Les activités d’extraction de la grande richesse minérale de la RCA sont prises en charge par les sociétés fantômes russes telles que Lobaye Invest, qui est liée directement à M. Prigojine et a été créée en octobre 2017, avec une SMP filiale appelée Sewa Security Services.
Léopold Mboli Fatran, ministre des Mines de Centrafrique, a accordé à Lobaye des permis d’exploration minière dans deux régions en juin et juillet 2018. Il a fini par octroyer des permis dans six régions : Alindao, Birao, Bria, N’Délé, Pama et Yawa.
M. Obaji et d’autres journalistes ont lié les massacres perpétrés par les mercenaires aux nombreux sites miniers, alors que les Russes essaient de sécuriser leurs concessions.
Là où les Russes étaient jadis célébrés, ils découvrent maintenant que les villageois ont peur de leur arrivée.
« Il y a environ deux ou trois ans, les gens étaient relativement heureux que les Russes soient là, déclare M. Caniglia. Mais maintenant ils savent ce qui se passe. »
Le Bureau de l’ONU pour la coordination des affaires humanitaires estime que 3,1 millions de personnes, soit plus de 60 % de la population de la RCA, nécessitent un secours urgent.
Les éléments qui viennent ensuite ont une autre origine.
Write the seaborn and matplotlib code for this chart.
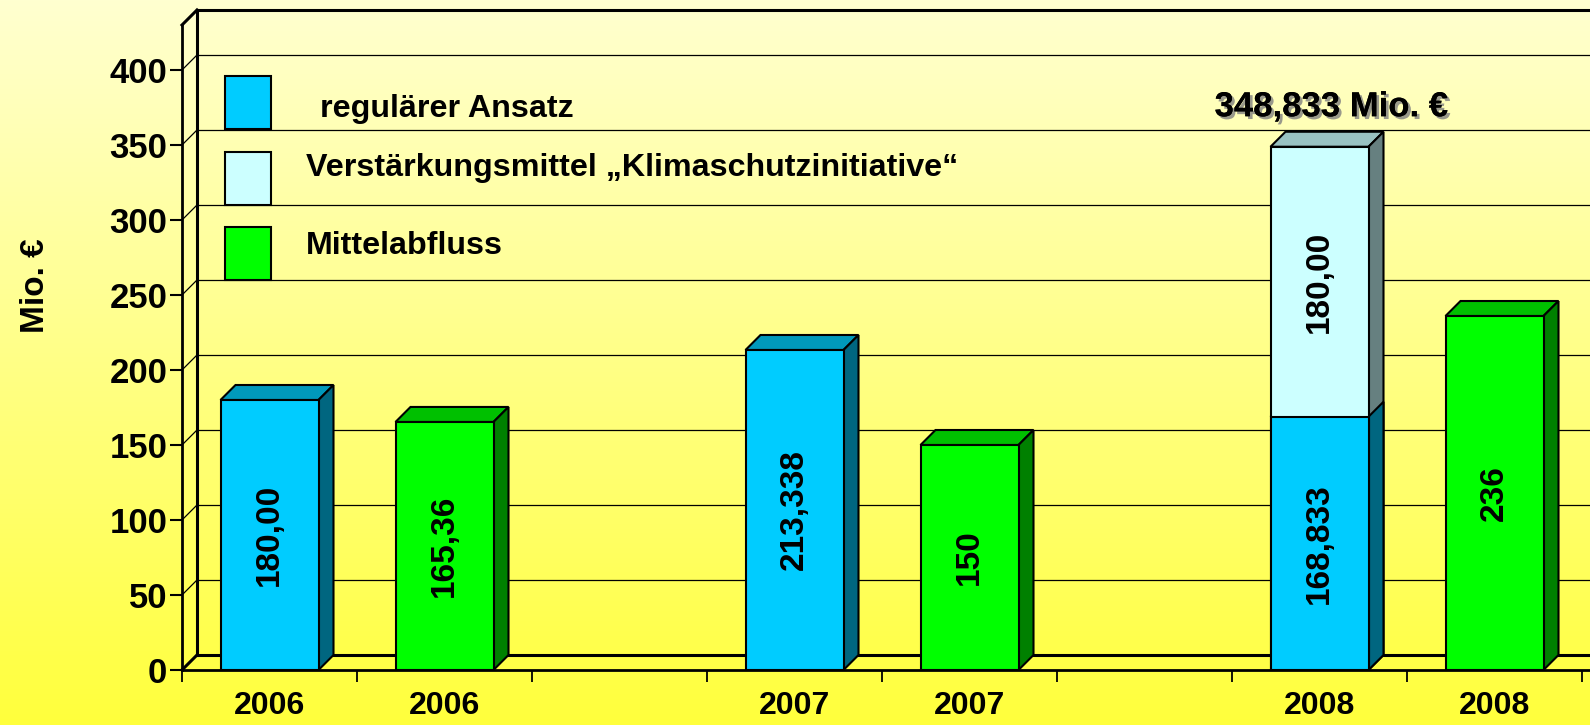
import matplotlib
matplotlib.use("Agg")
import matplotlib.pyplot as plt
import matplotlib.patheffects as pe
from matplotlib.patches import Polygon, Rectangle
from matplotlib.lines import Line2D
from matplotlib.transforms import IdentityTransform
import numpy as np
import pandas as pd
import seaborn as sns

# Daten
jahre = ["2006", "2007", "2008"]
ansatz = [180.00, 213.338, 168.833]
verstaerkung = [0, 0, 180.00]
abfluss = [165.36, 150, 236]
ansatz_text = ["180,00", "213,338", "168,833"]
verstaerkung_text = ["", "", "180,00"]
abfluss_text = ["165,36", "150", "236"]
gesamt_text = "348,833 Mio. €"
legende = ["regulärer Ansatz", "Verstärkungsmittel „Klimaschutzinitiative“", "Mittelabfluss"]
y_ticks = [0, 50, 100, 150, 200, 250, 300, 350, 400]
y_max = 430

plt.rcParams["font.family"] = ["Liberation Sans", "DejaVu Sans"]
plt.rcParams["font.weight"] = "bold"

# Farben: Vorderseite, Deckel, Seite
blau = ("#00CCFF", "#0099BB", "#006680")
hell = ("#CCFFFF", "#99C2C2", "#668080")
gruen = ("#00FF00", "#00C000", "#008000")

# Slots: Ansatz, Abfluss, Luecke pro Jahr
order = []
for i, j in enumerate(jahre):
    order += ["A" + j, "M" + j, "L" + str(i)]

df_a = pd.DataFrame({"slot": ["A" + j for j in jahre], "wert": ansatz})
df_m = pd.DataFrame({"slot": ["M" + j for j in jahre], "wert": abfluss})
df_v = pd.DataFrame({"slot": ["A" + j for j, v in zip(jahre, verstaerkung) if v > 0],
                     "wert": [a + v for a, v in zip(ansatz, verstaerkung) if v > 0]})

W, H, DPI = 1590, 725, 100
fig = plt.figure(figsize=(W / DPI, H / DPI), dpi=DPI)

# Hintergrund-Verlauf
bg = fig.add_axes([0, 0, 1, 1], zorder=-5)
grad = np.linspace(0, 1, 256)[:, None]
top_c = np.array([255, 255, 208]) / 255
bot_c = np.array([255, 255, 60]) / 255
img = top_c[None, None, :] * (1 - grad[:, :, None]) + bot_c[None, None, :] * grad[:, :, None]
bg.imshow(img, aspect="auto", extent=[0, 1, 0, 1])
bg.axis("off")

x_left, y_base, y_top = 182, 670, 25
ax = fig.add_axes([x_left / W, (H - y_base) / H, (W - x_left) / W, (y_base - y_top) / H])
ax.set_facecolor("none")

n0 = len(ax.patches)
sns.barplot(data=df_v, x="slot", y="wert", order=order, color=hell[0], saturation=1,
            width=0.56, edgecolor="black", linewidth=1.5, ax=ax, zorder=3)
p_v = ax.patches[n0:]
n0 = len(ax.patches)
sns.barplot(data=df_a, x="slot", y="wert", order=order, color=blau[0], saturation=1,
            width=0.56, edgecolor="black", linewidth=1.5, ax=ax, zorder=3)
p_a = ax.patches[n0:]
n0 = len(ax.patches)
sns.barplot(data=df_m, x="slot", y="wert", order=order, color=gruen[0], saturation=1,
            width=0.56, edgecolor="black", linewidth=1.5, ax=ax, zorder=3)
p_m = ax.patches[n0:]

ax.set_xlim(-0.5, -0.5 + (W - x_left) / 175)
ax.set_ylim(0, y_max)
ax.set_xlabel("")
ax.set_ylabel("")

T = 15  # Tiefe in Pixel


def tiefe(patches, farben, z):
    for p in patches:
        h = p.get_height()
        if not np.isfinite(h) or h <= 0:
            continue
        x0, x1 = p.get_x(), p.get_x() + p.get_width()
        (dx0, dy0), (dx1, dy1) = ax.transData.transform([(x0, 0), (x1, h)])
        seite = Polygon([(dx1, dy0), (dx1 + T, dy0 + T), (dx1 + T, dy1 + T), (dx1, dy1)],
                        closed=True, facecolor=farben[2], edgecolor="black", lw=1.5,
                        transform=IdentityTransform(), zorder=z, clip_on=False)
        deckel = Polygon([(dx0, dy1), (dx0 + T, dy1 + T), (dx1 + T, dy1 + T), (dx1, dy1)],
                         closed=True, facecolor=farben[1], edgecolor="black", lw=1.5,
                         transform=IdentityTransform(), zorder=z - 0.2, clip_on=False)
        ax.add_artist(seite)
        ax.add_artist(deckel)


tiefe(p_v, hell, 2.8)
tiefe(p_a, blau, 2.9)
tiefe(p_m, gruen, 2.9)

# Rueckwand
ex0, ey0 = ax.transData.transform((-0.5, 0))
for v in y_ticks + [y_max]:
    ey = ax.transData.transform((0, v))[1]
    dick = v in (0, y_max)
    lw = 2.2 if dick else 0.9
    ax.add_artist(Line2D([ex0 + T, W + 20], [ey + T, ey + T], color="black", lw=lw,
                         transform=IdentityTransform(), zorder=1, clip_on=False))
    ax.add_artist(Line2D([ex0, ex0 + T], [ey, ey + T], color="black", lw=lw,
                         transform=IdentityTransform(), zorder=1, clip_on=False))
eyt = ax.transData.transform((0, y_max))[1]
ax.add_artist(Line2D([ex0 + T, ex0 + T], [ey0 + T, eyt + T], color="black", lw=2.2,
                     transform=IdentityTransform(), zorder=1, clip_on=False))

# Achsen
for s in ["top", "right"]:
    ax.spines[s].set_visible(False)
ax.spines["left"].set_linewidth(2)
ax.spines["bottom"].set_linewidth(2)
ax.set_yticks(y_ticks)
ax.tick_params(axis="y", length=8.6, width=1.5, pad=2, labelsize=25, color="black")
pos = [3 * i + k for i in range(len(jahre)) for k in (0, 1)]
ax.set_xticks(pos, [j for j in jahre for _ in (0, 1)])
ax.tick_params(axis="x", which="major", length=0, pad=15, labelsize=23)
ax.set_xticks(np.arange(-0.5, 8.0, 1.0), minor=True)
ax.tick_params(axis="x", which="minor", length=8.6, width=1.3, color="black")
for t in ax.get_xticklabels() + ax.get_yticklabels():
    t.set_fontweight("bold")

# Werte in den Balken
for p, txt in zip([p for p in p_a if p.get_height() > 0], ansatz_text):
    ax.text(p.get_x() + p.get_width() / 2, p.get_height() / 2, txt, rotation=90,
            ha="center", va="center", fontsize=24, fontweight="bold", zorder=5)
for p, txt in zip([p for p in p_m if p.get_height() > 0], abfluss_text):
    ax.text(p.get_x() + p.get_width() / 2, p.get_height() / 2, txt, rotation=90,
            ha="center", va="center", fontsize=24, fontweight="bold", zorder=5)
for i, j in enumerate(jahre):
    if verstaerkung[i] > 0:
        k = order.index("A" + j)
        ax.text(k, ansatz[i] + verstaerkung[i] / 2, verstaerkung_text[i], rotation=90,
                ha="center", va="center", fontsize=24, fontweight="bold", zorder=5)
        ax.annotate(gesamt_text, xy=(k, ansatz[i] + verstaerkung[i]), xytext=(12, 40),
                    textcoords="offset pixels", ha="center", va="center", fontsize=25,
                    fontweight="bold", zorder=6, annotation_clip=False,
                    path_effects=[pe.withSimplePatchShadow(offset=(2, -2), shadow_rgbFace="#808080",
                                                           alpha=0.8), pe.Normal()])

# Legende
for (y0, y1), farbe, txt, tx, ty in zip([(76, 129), (152, 205), (227, 280)],
                                        [blau[0], hell[0], gruen[0]], legende,
                                        [320, 306, 306], [109.5, 168, 246]):
    fig.add_artist(Rectangle((225 / W, 1 - y1 / H), 46 / W, (y1 - y0) / H, transform=fig.transFigure,
                             facecolor=farbe, edgecolor="black", lw=1.5, zorder=10))
    fig.text(tx / W, 1 - ty / H, txt, ha="left", va="center", fontsize=23.2,
             fontweight="bold", zorder=10)

fig.text(36 / W, 1 - 286 / H, "Mio. €", rotation=90, ha="center", va="center",
         fontsize=24, fontweight="bold")

fig.savefig("out.png", dpi=DPI)
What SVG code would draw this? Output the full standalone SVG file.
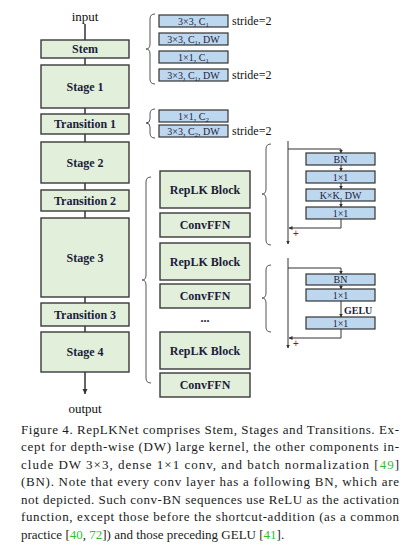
<svg xmlns="http://www.w3.org/2000/svg" width="410" height="554" viewBox="0 0 410 554">
<style>
.g{fill:#e2efda;stroke:#3a3a3a;stroke-width:1.4}
.b{fill:#bdd7ee;stroke:#333;stroke-width:1.2}
.lb{font-family:"Liberation Serif",serif;font-weight:bold;font-size:12px;fill:#1c1c3c;text-anchor:middle}
.sm{font-family:"Liberation Serif",serif;font-size:10px;fill:#1c1c3c;text-anchor:middle}
.st{font-family:"Liberation Serif",serif;font-size:12px;fill:#111}
.io{font-family:"Liberation Serif",serif;font-size:13px;fill:#111;text-anchor:middle}
.cap{font-family:"Liberation Serif",serif;font-size:13px;fill:#1a1a1a}
.cit{fill:#2fbf2f}
.ln{stroke:#555;stroke-width:1.8;fill:none}
.dl{stroke:#333;stroke-width:1;fill:none}
.br{stroke:#555;stroke-width:1;fill:none}
</style>
<defs>
<marker id="ah" markerWidth="6" markerHeight="6" refX="5" refY="3" orient="auto" markerUnits="userSpaceOnUse"><path d="M0,0.5 L5,3 L0,5.5 z" fill="#333"/></marker>
<marker id="ahs" markerWidth="4" markerHeight="4" refX="3.5" refY="2" orient="auto" markerUnits="userSpaceOnUse"><path d="M0,0 L4,2 L0,4 z" fill="#333"/></marker>
</defs>

<g id="connectors">
<line class="ln" x1="85" y1="24" x2="85" y2="40"/>
<line class="ln" x1="85" y1="58" x2="85" y2="65"/>
<line class="ln" x1="85" y1="108" x2="85" y2="114"/>
<line class="ln" x1="85" y1="134" x2="85" y2="142"/>
<line class="ln" x1="85" y1="183" x2="85" y2="190"/>
<line class="ln" x1="85" y1="211" x2="85" y2="218"/>
<line class="ln" x1="85" y1="297" x2="85" y2="303"/>
<line class="ln" x1="85" y1="326" x2="85" y2="332"/>
<line class="ln" x1="85" y1="372" x2="85" y2="394" marker-end="url(#ah)"/>
<!-- braces -->
<path class="br" d="M155,14 Q150,14 150,19 L150,44 Q150,49 146,49 Q150,49 150,54 L150,79 Q150,84 155,84"/>
<path class="br" d="M155,109 Q150,109 150,114 L150,119 Q150,123 146,123 Q150,123 150,127 L150,133 Q150,138 155,138"/>
<path class="br" d="M151,177 Q146,177 146,182 L146,275 Q146,280 142,280 Q146,280 146,285 L146,378 Q146,383 151,383"/>
<path class="br" d="M271,144 Q266,144 266,149 L266,189 Q266,194 262,194 Q266,194 266,199 L266,240 Q266,245 271,245"/>
<path class="br" d="M271,265 Q266,265 266,270 L266,293 Q266,298 262,298 Q266,298 266,303 L266,327 Q266,332 271,332"/>
<!-- RepLK detail -->
<line class="dl" x1="288" y1="141" x2="288" y2="244" marker-end="url(#ahs)"/>
<polyline class="dl" points="288,149 341,149 341,153" marker-end="url(#ahs)"/>
<line class="dl" x1="341" y1="165" x2="341" y2="171" marker-end="url(#ahs)"/>
<line class="dl" x1="341" y1="183" x2="341" y2="189" marker-end="url(#ahs)"/>
<line class="dl" x1="341" y1="201" x2="341" y2="207" marker-end="url(#ahs)"/>
<polyline class="dl" points="341,219 341,228 289,228" marker-end="url(#ahs)"/>
<!-- ConvFFN detail -->
<line class="dl" x1="288" y1="258" x2="288" y2="348" marker-end="url(#ahs)"/>
<polyline class="dl" points="288,268 341,268 341,274" marker-end="url(#ahs)"/>
<line class="dl" x1="341" y1="285" x2="341" y2="289" marker-end="url(#ahs)"/>
<line class="dl" x1="341" y1="301" x2="341" y2="317" marker-end="url(#ahs)"/>
<polyline class="dl" points="341,329 341,338 289,338" marker-end="url(#ahs)"/>
</g>

<text class="io" x="85" y="21">input</text>
<text class="io" x="85" y="413">output</text>

<g id="stem"><rect class="g" x="41" y="40" width="88" height="18"/><text class="lb" x="85" y="53">Stem</text></g>
<g id="stage1"><rect class="g" x="41" y="65" width="88" height="43"/><text class="lb" x="85" y="91">Stage 1</text></g>
<g id="transition1"><rect class="g" x="41" y="114" width="88" height="20"/><text class="lb" x="85" y="128">Transition 1</text></g>
<g id="stage2"><rect class="g" x="41" y="142" width="88" height="41"/><text class="lb" x="85" y="167">Stage 2</text></g>
<g id="transition2"><rect class="g" x="41" y="190" width="88" height="21"/><text class="lb" x="85" y="205">Transition 2</text></g>
<g id="stage3"><rect class="g" x="41" y="218" width="88" height="79"/><text class="lb" x="85" y="262">Stage 3</text></g>
<g id="transition3"><rect class="g" x="41" y="303" width="88" height="23"/><text class="lb" x="85" y="319">Transition 3</text></g>
<g id="stage4"><rect class="g" x="41" y="332" width="88" height="40"/><text class="lb" x="85" y="356">Stage 4</text></g>

<g id="stem-detail">
<rect class="b" x="159" y="15" width="69" height="12"/><text class="sm" x="193.5" y="24.5">3×3, C<tspan font-size="7" dy="2">1</tspan></text>
<rect class="b" x="159" y="33" width="69" height="12"/><text class="sm" x="193.5" y="42.5">3×3, C<tspan font-size="7" dy="2">1</tspan><tspan dy="-2">, DW</tspan></text>
<rect class="b" x="159" y="51" width="69" height="12"/><text class="sm" x="193.5" y="60.5">1×1, C<tspan font-size="7" dy="2">1</tspan></text>
<rect class="b" x="159" y="69" width="69" height="12"/><text class="sm" x="193.5" y="78.5">3×3, C<tspan font-size="7" dy="2">1</tspan><tspan dy="-2">, DW</tspan></text>
<text class="st" x="232" y="25">stride=2</text>
<text class="st" x="232" y="79">stride=2</text>
</g>
<g id="transition-detail">
<rect class="b" x="159" y="110" width="69" height="12"/><text class="sm" x="193.5" y="119.5">1×1, C<tspan font-size="7" dy="2">2</tspan></text>
<rect class="b" x="159" y="125" width="69" height="12"/><text class="sm" x="193.5" y="134.5">3×3, C<tspan font-size="7" dy="2">2</tspan><tspan dy="-2">, DW</tspan></text>
<text class="st" x="232" y="135">stride=2</text>
</g>

<g id="replk1"><rect class="g" x="160" y="171" width="90" height="37"/><text class="lb" font-size="12.5" x="205" y="194">RepLK Block</text></g>
<g id="convffn1"><rect class="g" x="160" y="213" width="90" height="24"/><text class="lb" x="205" y="229">ConvFFN</text></g>
<g id="replk2"><rect class="g" x="160" y="243" width="90" height="37"/><text class="lb" font-size="12.5" x="205" y="266">RepLK Block</text></g>
<g id="convffn2"><rect class="g" x="160" y="284" width="90" height="24"/><text class="lb" x="205" y="300">ConvFFN</text></g>
<text class="lb" font-weight="normal" x="205" y="322">...</text>
<g id="replk3"><rect class="g" x="160" y="332" width="90" height="37"/><text class="lb" font-size="12.5" x="205" y="355">RepLK Block</text></g>
<g id="convffn3"><rect class="g" x="160" y="373" width="90" height="24"/><text class="lb" x="205" y="389">ConvFFN</text></g>

<g id="replk-detail">
<rect class="b" x="306" y="153" width="69" height="12"/><text class="sm" x="340.5" y="162.5">BN</text>
<rect class="b" x="306" y="171" width="69" height="12"/><text class="sm" x="340.5" y="180.5">1×1</text>
<rect class="b" x="306" y="189" width="69" height="12"/><text class="sm" x="340.5" y="198.5">K×K, DW</text>
<rect class="b" x="306" y="207" width="69" height="12"/><text class="sm" x="340.5" y="216.5">1×1</text>
<text x="296" y="237" font-family="Liberation Sans,sans-serif" font-size="10" fill="#c00000" text-anchor="middle">+</text>
</g>
<g id="convffn-detail">
<rect class="b" x="306" y="274" width="69" height="11"/><text class="sm" x="340.5" y="283">BN</text>
<rect class="b" x="306" y="289" width="69" height="12"/><text class="sm" x="340.5" y="298.5">1×1</text>
<text x="344" y="314" font-family="Liberation Serif,serif" font-weight="bold" font-size="10" fill="#1c1c3c">GELU</text>
<rect class="b" x="306" y="317" width="69" height="12"/><text class="sm" x="340.5" y="326.5">1×1</text>
<text x="296" y="347" font-family="Liberation Sans,sans-serif" font-size="10" fill="#c00000" text-anchor="middle">+</text>
</g>

<g id="caption">
<text class="cap" x="21" y="434" textLength="378" lengthAdjust="spacing">Figure 4. RepLKNet comprises Stem, Stages and Transitions. Ex-</text>
<text class="cap" x="21" y="451" textLength="378" lengthAdjust="spacing">cept for depth-wise (DW) large kernel, the other components in-</text>
<text class="cap" x="21" y="469" textLength="378" lengthAdjust="spacing">clude DW 3×3, dense 1×1 conv, and batch normalization [<tspan class="cit">49</tspan>]</text>
<text class="cap" x="21" y="486" textLength="378" lengthAdjust="spacing">(BN). Note that every conv layer has a following BN, which are</text>
<text class="cap" x="21" y="504" textLength="378" lengthAdjust="spacing">not depicted. Such conv-BN sequences use ReLU as the activation</text>
<text class="cap" x="21" y="521" textLength="378" lengthAdjust="spacing">function, except those before the shortcut-addition (as a common</text>
<text class="cap" x="21" y="539">practice [<tspan class="cit">40</tspan>, <tspan class="cit">72</tspan>]) and those preceding GELU [<tspan class="cit">41</tspan>].</text>
</g>
</svg>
Le nombre de déplacés internes a augmenté à un chiffre record de 722.000, et 733.000 personnes de plus se sont réfugiées dans d’autres pays.
De tels résultats après plus de quatre ans d’engagement russe en RCA pourraient servir d’avertissement aux autres pays africains envisageant des mercenaires, déclare M. Caniglia.
« Mais ce n’est pas ce qui se produit. » Certains pays de la région du Sahel signalent qu’ils sont ouverts à l’idée d’accueillir les forces russes, malgré les antécédents clairs de ces dernières pour provoquer l’instabilité. Les observateurs sont surpris que ces pays ne tirent pas les leçons de la RCA sur les dangers d’un partenariat avec Wagner et la Russie.
« Ce qui se passe en RCA est très mauvais, non seulement en ce qui concerne le niveau d’influence que les acteurs russes non étatiques détiennent sur le gouvernement de la RCA, mais aussi en termes des abus des droits humains et de la déstabilisation croissante de la situation sécuritaire. Mais le message n’est pas transmis. Il reste tout simplement ignoré », déclare M. Caniglia.